Ever since the release of Super Champon back in 2022, brazen Japanese hardcore punk/riot grrrl band Otoboke Beaver have been keeping busy. They've been relentlessly touring, even securing a couple of high-profile opening slots for some of rock's most legendary acts in their local market. Even a lineup change didn't slow them down as ex-Shonen Knife drummer Emi Morimoto quickly took up the throne when Kahokiss decided to leave the band to pursue starting a family. While there hasn't been any new music during this time, the band did grace us last year with not one, but two live albums that perfectly showcased the band's boundless energy and impeccable synchronicity. After nearly four years without new music, Otoboke Beaver finally dispelled the drought with a very brief, playfully antagonistic, three-song EP.
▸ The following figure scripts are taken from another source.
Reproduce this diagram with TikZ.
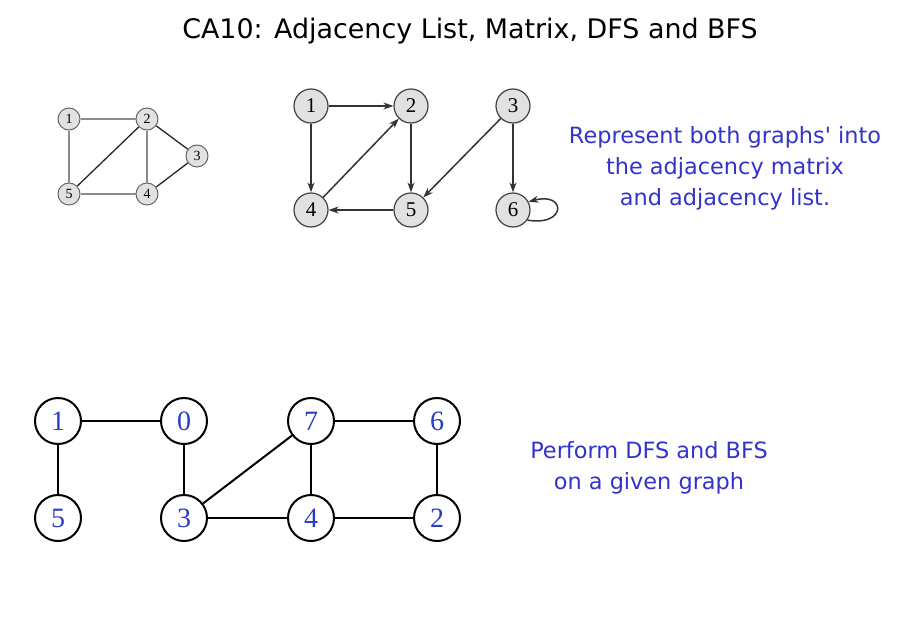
\documentclass[tikz,border=0pt]{standalone}
\usepackage{fontspec}
\setmainfont{DejaVu Sans}
\newfontfamily\numfont{Liberation Serif}
\newfontfamily\titlefont{DejaVu Sans}
\usetikzlibrary{arrows.meta}

\definecolor{txtblue}{RGB}{51,51,204}
\definecolor{numblue}{RGB}{40,60,200}
\definecolor{nodegray}{RGB}{225,225,225}

\tikzset{
    smallv/.style={circle,draw=black!60,line width=1pt,fill=nodegray,inner sep=0pt,minimum size=22pt,font=\numfont\fontsize{14}{14}\selectfont},
    midv/.style={circle,draw=black!75,line width=1.2pt,fill=nodegray,inner sep=0pt,minimum size=34pt,font=\numfont\fontsize{21}{21}\selectfont},
    bigv/.style={circle,draw=black,line width=2pt,inner sep=0pt,minimum size=46pt,text=numblue,font=\numfont\fontsize{28}{28}\selectfont},
    arc/.style={-{Stealth[length=10pt,width=7pt]},line width=1.5pt,black!80},
    note/.style={text=txtblue,align=center,font=\fontsize{22.4}{31}\selectfont}
}

\begin{document}
\begin{tikzpicture}[x=1pt,y=-1pt]
    \useasboundingbox (0,0) rectangle (899,634);

    \node[font=\titlefont\fontsize{26.9}{27}\selectfont] (title) at (470,31) {CA10: Adjacency List, Matrix, DFS and BFS};

    % undirected graph
    \node[smallv] (a1) at (69,119) {1};
    \node[smallv] (a2) at (147,119) {2};
    \node[smallv] (a3) at (197,156) {3};
    \node[smallv] (a4) at (147,194) {4};
    \node[smallv] (a5) at (69,194) {5};

    \foreach \u/\v in {a1/a2,a1/a5,a5/a4,a2/a4}{
        \draw[black!45,line width=1.1pt] (\u) -- (\v);
    }
    \foreach \u/\v in {a2/a5,a2/a3,a3/a4}{
        \draw[black!85,line width=1.3pt] (\u) -- (\v);
    }

    % directed graph
    \node[midv] (b1) at (311,106) {1};
    \node[midv] (b2) at (411,106) {2};
    \node[midv] (b3) at (513,106) {3};
    \node[midv] (b4) at (311,210) {4};
    \node[midv] (b5) at (411,210) {5};
    \node[midv] (b6) at (513,210) {6};

    \foreach \u/\v in {b1/b2,b1/b4,b4/b2,b2/b5,b3/b5,b3/b6,b5/b4}{
        \draw[arc] (\u) -- (\v);
    }
    \draw[arc] (b6.-35) to[out=-10,in=15,looseness=5.5] (b6.28);

    \node[note] (task1) at (725,168) {Represent both graphs\textquotesingle{} into\\the adjacency matrix\\ and adjacency list.};

    % graph for DFS / BFS
    \node[bigv] (c1) at (58,421) {1};
    \node[bigv] (c0) at (184,421) {0};
    \node[bigv] (c7) at (311,421) {7};
    \node[bigv] (c6) at (437,421) {6};
    \node[bigv] (c5) at (58,518) {5};
    \node[bigv] (c3) at (184,518) {3};
    \node[bigv] (c4) at (311,518) {4};
    \node[bigv] (c2) at (437,518) {2};

    \foreach \u/\v in {c1/c0,c1/c5,c0/c3,c3/c7,c3/c4,c7/c4,c7/c6,c6/c2,c4/c2}{
        \draw[line width=2pt] (\u) -- (\v);
    }

    \node[note] (task2) at (649,468) {Perform DFS and BFS\\on a given graph};

\end{tikzpicture}
\end{document}
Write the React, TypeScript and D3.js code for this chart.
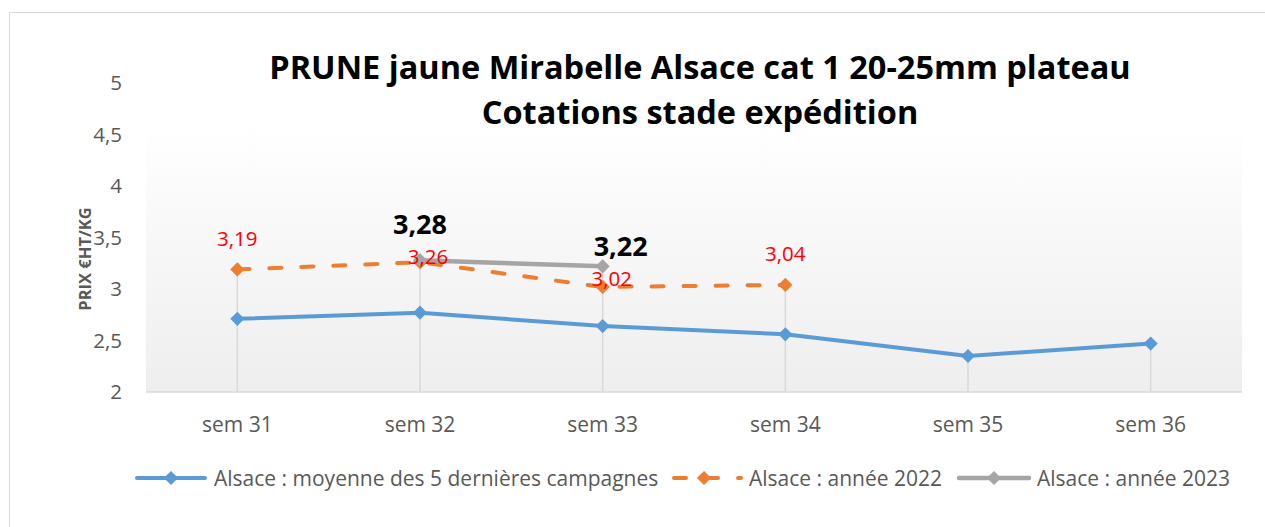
import React from "react";
import * as d3 from "d3";

const categories = ["sem 31", "sem 32", "sem 33", "sem 34", "sem 35", "sem 36"];
const moyenne = [2.71, 2.77, 2.64, 2.56, 2.35, 2.47];
const annee2022 = [3.19, 3.26, 3.02, 3.04, null, null];
const annee2023 = [null, 3.28, 3.22, null, null, null];
const yTicks = [2, 2.5, 3, 3.5, 4, 4.5, 5];
const titleLines = [
  "PRUNE jaune Mirabelle Alsace cat 1 20-25mm plateau",
  "Cotations stade expédition",
];
const legendLabels = [
  "Alsace : moyenne des 5 dernières campagnes",
  "Alsace : année 2022",
  "Alsace : année 2023",
];

// décalages des étiquettes (déplacées à la main dans l'original)
const offsets2022 = [
  [0, -31],
  [8, -6],
  [9, -8],
  [0, -31],
];
const offsets2023 = [null, [0, -36], [18, -20]];

type Val = number | null;

export default function App() {
  const width = 1265;
  const height = 527;
  const plot = { left: 146, right: 1242, top: 83, bottom: 392, fillTop: 123 };
  const font = "'Open Sans', sans-serif";
  const gray = "#595959";

  const colors = ["#5b9bd5", "#ed7d31", "#a5a5a5"];

  const x = d3
    .scalePoint<string>()
    .domain(categories)
    .range([plot.left, plot.right])
    .padding(0.5);
  const y = d3.scaleLinear().domain([2, 5]).range([plot.bottom, plot.top]);

  const line = d3
    .line<Val>()
    .defined((d) => d !== null)
    .x((_, i) => x(categories[i]) as number)
    .y((d) => y(d as number));

  const diamond = d3.symbol(d3.symbolSquare, 100)() as string;
  const fmt = (v: number) => String(v).replace(".", ",");

  const series: { values: Val[]; color: string; width: number; dash?: string }[] = [
    { values: moyenne, color: colors[0], width: 4 },
    { values: annee2022, color: colors[1], width: 4, dash: "12 20" },
    { values: annee2023, color: colors[2], width: 4.5 },
  ];

  // lignes de projection : du point le plus haut jusqu'à l'axe
  const maxima = categories.map((_, i) =>
    d3.max([moyenne[i], annee2022[i], annee2023[i]].filter((v) => v !== null) as number[])
  );

  const legendItems = [
    { x1: 137, x2: 205, mx: 171, tx: 214 },
    { x1: 674, x2: 741, mx: 704, tx: 749 },
    { x1: 959, x2: 1029, mx: 994, tx: 1037 },
  ];
  const legendY = 478;

  return (
    <svg
      width={width}
      height={height}
      style={{ position: "absolute", left: 0, top: 0, background: "#fff" }}
    >
      <defs>
        <linearGradient id="plotFill" x1="0" y1="0" x2="0" y2="1">
          <stop offset="0" stopColor="#ffffff" />
          <stop offset="1" stopColor="#eeeeee" />
        </linearGradient>
      </defs>

      <rect x={9.5} y={12.5} width={1300} height={600} fill="#fff" stroke="#d9d9d9" />

      <rect
        x={plot.left}
        y={plot.fillTop}
        width={plot.right - plot.left}
        height={plot.bottom - plot.fillTop}
        fill="url(#plotFill)"
      />

      {/* titre */}
      {titleLines.map((t, i) => (
        <text
          key={i}
          x={700}
          y={i === 0 ? 79 : 124}
          textAnchor="middle"
          fontFamily={font}
          fontWeight="bold"
          fontSize={32.5}
          fill="#000"
        >
          {t}
        </text>
      ))}

      {/* axe y */}
      {yTicks.map((t) => (
        <text
          key={t}
          x={122}
          y={y(t)}
          dy="0.36em"
          textAnchor="end"
          fontFamily={font}
          fontSize={20.5}
          fill={gray}
        >
          {fmt(t)}
        </text>
      ))}
      <text
        transform={`translate(91,259) rotate(-90)`}
        textAnchor="middle"
        fontFamily={font}
        fontWeight="bold"
        fontSize={16.5}
        fill={gray}
      >
        PRIX €HT/KG
      </text>

      {/* lignes de projection */}
      {categories.map((c, i) => (
        <line
          key={c}
          x1={x(c)}
          x2={x(c)}
          y1={y(maxima[i] as number)}
          y2={plot.bottom}
          stroke="#d9d9d9"
          strokeWidth={1.5}
        />
      ))}

      {/* axe x */}
      <line x1={plot.left} x2={plot.right} y1={plot.bottom} y2={plot.bottom} stroke="#d9d9d9" strokeWidth={1.5} />
      {categories.map((c) => (
        <text
          key={c}
          x={x(c)}
          y={432}
          textAnchor="middle"
          fontFamily={font}
          fontSize={21}
          fill={gray}
        >
          {c}
        </text>
      ))}

      {/* séries */}
      {series.map((s, si) => (
        <g key={si}>
          <path
            d={line(s.values) as string}
            fill="none"
            stroke={s.color}
            strokeWidth={s.width}
            strokeDasharray={s.dash}
            strokeLinecap="round"
            strokeLinejoin="round"
          />
          {s.values.map((v, i) =>
            v === null ? null : (
              <path
                key={i}
                d={diamond}
                transform={`translate(${x(categories[i])},${y(v)}) rotate(45)`}
                fill={s.color}
              />
            )
          )}
        </g>
      ))}

      {/* étiquettes 2022 */}
      {annee2022.map((v, i) =>
        v === null ? null : (
          <text
            key={i}
            x={(x(categories[i]) as number) + offsets2022[i][0]}
            y={y(v) + offsets2022[i][1]}
            dy="0.36em"
            textAnchor="middle"
            fontFamily={font}
            fontSize={20.5}
            fill="#ff0000"
          >
            {fmt(v)}
          </text>
        )
      )}

      {/* étiquettes 2023 */}
      {annee2023.map((v, i) => {
        const o = offsets2023[i];
        return v === null || !o ? null : (
          <text
            key={i}
            x={(x(categories[i]) as number) + o[0]}
            y={y(v) + o[1]}
            dy="0.36em"
            textAnchor="middle"
            fontFamily={font}
            fontWeight="bold"
            fontSize={27}
            fill="#000"
          >
            {fmt(v)}
          </text>
        );
      })}

      {/* légende */}
      {legendItems.map((l, i) => (
        <g key={i}>
          <line
            x1={l.x1}
            x2={l.x2}
            y1={legendY}
            y2={legendY}
            stroke={series[i].color}
            strokeWidth={series[i].width}
            strokeDasharray={series[i].dash}
            strokeLinecap="round"
          />
          <path d={diamond} transform={`translate(${l.mx},${legendY}) rotate(45)`} fill={series[i].color} />
          <text x={l.tx} y={legendY} dy="0.36em" fontFamily={font} fontSize={21} fill={gray}>
            {legendLabels[i]}
          </text>
        </g>
      ))}
    </svg>
  );
}
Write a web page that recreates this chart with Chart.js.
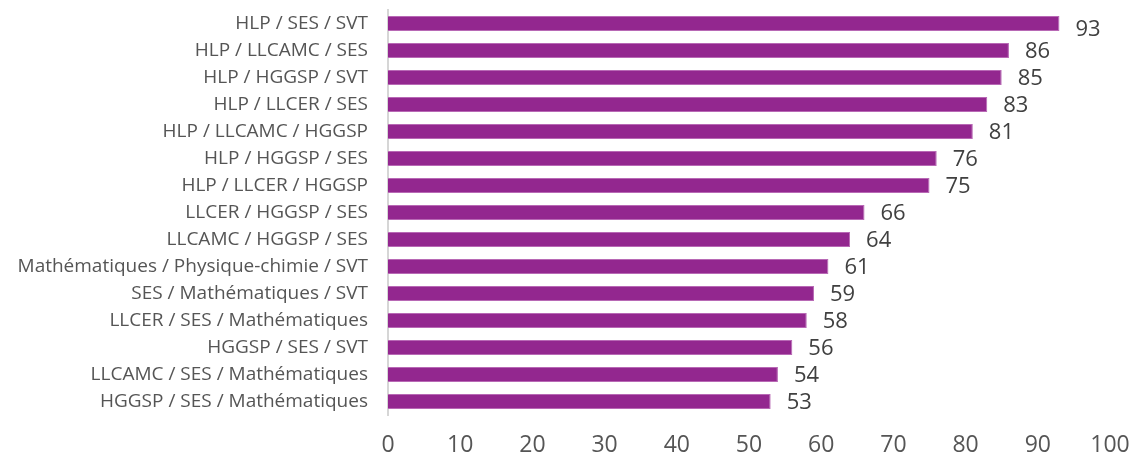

Clocking in at just under the length of a typical pop song, this EP doesn't signal a drastic sonic pivot. Instead, it kicks up a similar whirlwind that the short, chaotic bursts that were found on Super Champon. I Don't Need to Be In Your Strike Zone is a rhythmically incongruous opener that immediately disorients with its jarring, stop-and-go passages. Hey, Where's the Thank You? moves at an even faster clip while leaning heavily on the screeching guitar work from the band's firecracker, Yoyoyoshie. The highlight, however, is the title track. It serves as a fine example of the band's 'genre-less' ambition by cramming one stark stylistic transition after the next. It begins with a blistering thrash-punk assault, pivots into a brief psychedelic cooldown, and culminates in a rhythm section breakdown that features surprisingly sweet backing vocals that demonstrate that the band still possesses some pop sensibility.

Otoboke Beaver has established a reputation that they'll always deliver pulse-elevating, fun music, and this EP certainly reinforces that. While it doesn't feature their most mind-blowing material -- I do wish Hirochan had a stronger presence on the bass -- I'm certain the band is saving their best stuff for the album. It's also possible that Is the New Album Out Yet? isn't so much a teaser as it is the end of a chapter given that this release features the last of Kahokiss' drumming. It will be interesting to see if Leo's (Emi Morimoto) studio album debut will mark a new sonic direction or if the transition will be so seamless that it will just be business as usual.